There is most certainly a difference between having ear bleed and not. There is no getting around it.
From the very day I bought my first DVD player, I never used that Sony CD player again. For years I did not like the sound of CDs, and then after I bought the DVD player I knew why. The Sony left much to be desired.
I suspect I'm older than you. So I'll say whatever I want.
Exactly!!!
I have a theory about these people who like to shout that all dac, amps are the same....they are cheap! They convince themselves that some dac/amp that is 1/10 the price is just as good as one that is 5x the price. That way they won't feel bad about being overly cheap when only spending $25 for a dac.
Then again, as you say, maybe they just can't hear!

OK, first, read this:
http://people.xiph.org/~xiphmont/demo/neil-young.html

You would agree that there's no point in upgrading a playback component beyond the threshold of human hearing, yes? For the specific, limited task of converting a digital signal to a clean analog signal, it's been confirmed over and over that a $25 DAC performs exactly as well as a $2000 DAC within the limitations of human hearing when you strip out all other variables.

For the OP, all he needs is a DAC to convert the digital signal to analog. All DSP can be done by the computer, and all analog tweaking can be done by the power amp, so we're not even talking about DAC/amp combos or a DAC integrated into a transport, but just a bare bones DAC.

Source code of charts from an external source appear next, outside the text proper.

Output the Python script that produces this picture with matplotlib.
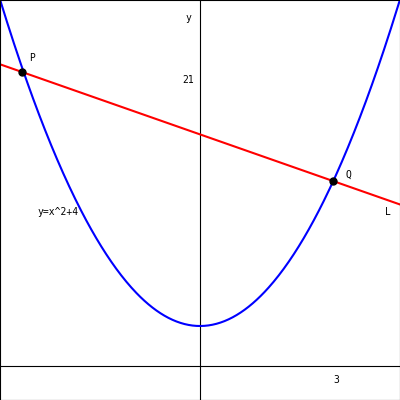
import matplotlib
matplotlib.use("Agg")
import matplotlib.pyplot as plt
import numpy as np

xs, ys = 35.0, 10.0  # px per unit
def d(px, py):
    return ((px - 200) / xs, (366 - py) / ys)

P = (-5.086, 29.4)
Q = (3.8, 18.5)
slope = (Q[1] - P[1]) / (Q[0] - P[0])

fig = plt.figure(figsize=(4, 4), dpi=100)
ax = fig.add_axes([0, 0, 1, 1])
xmin, xmax = d(0, 0)[0], d(400, 0)[0]
ymin, ymax = d(0, 400)[1], d(0, 0)[1]
ax.set_xlim(xmin, xmax); ax.set_ylim(ymin, ymax)
ax.axhline(0, color='black', lw=0.8)
ax.axvline(0, color='black', lw=0.8)
x = np.linspace(xmin, xmax, 400)
ax.plot(x, x**2 + 4, color='blue', lw=1.5)
ax.plot(x, P[1] + slope * (x - P[0]), color='red', lw=1.5)
ax.plot(*zip(P, Q), 'o', color='black', ms=5)
for s, px, py in [("y", 188, 18), ("21", 188, 80), ("3", 336, 380), ("P", 32, 58),
                  ("Q", 348, 175), ("L", 388, 212), ("y=x^2+4", 58, 212)]:
    ax.text(*d(px, py), s, family='DejaVu Sans Mono', fontsize=7, ha='center', va='center')
ax.set_xticks([]); ax.set_yticks([])
for sp in ax.spines.values():
    sp.set_color('black')
fig.savefig("out.png", dpi=100)
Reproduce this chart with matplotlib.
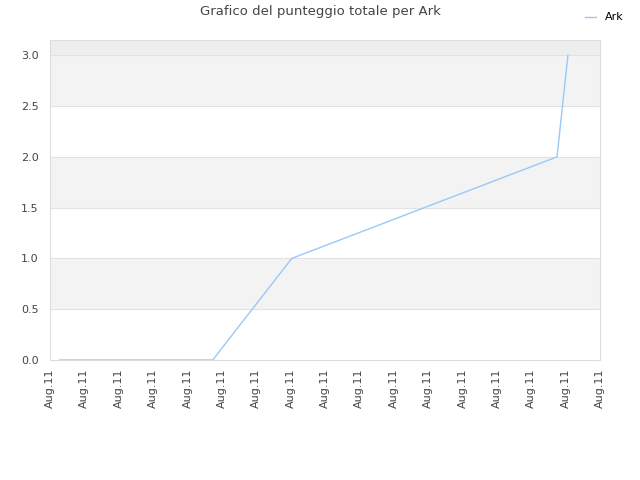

You keep harping on your bad CD player, but you seem to be assuming it was the DAC that made your CD player sound bad. It could have sounded bad for any number of reasons, including a poorly built DAC, or DSP, or transport, or analog output stage or who knows. Something was obviously wrong with it. That doesn't change the fact that all correctly built DACs sound the same to human ears when all other variables are the same, and a correctly built DAC can be purchased for as little as $25.

With speakers, on the other hand, the sky's still the limit, which is why a lot of these so-called cheap b*stards with $25 DACs also own speakers that cost more than a new car.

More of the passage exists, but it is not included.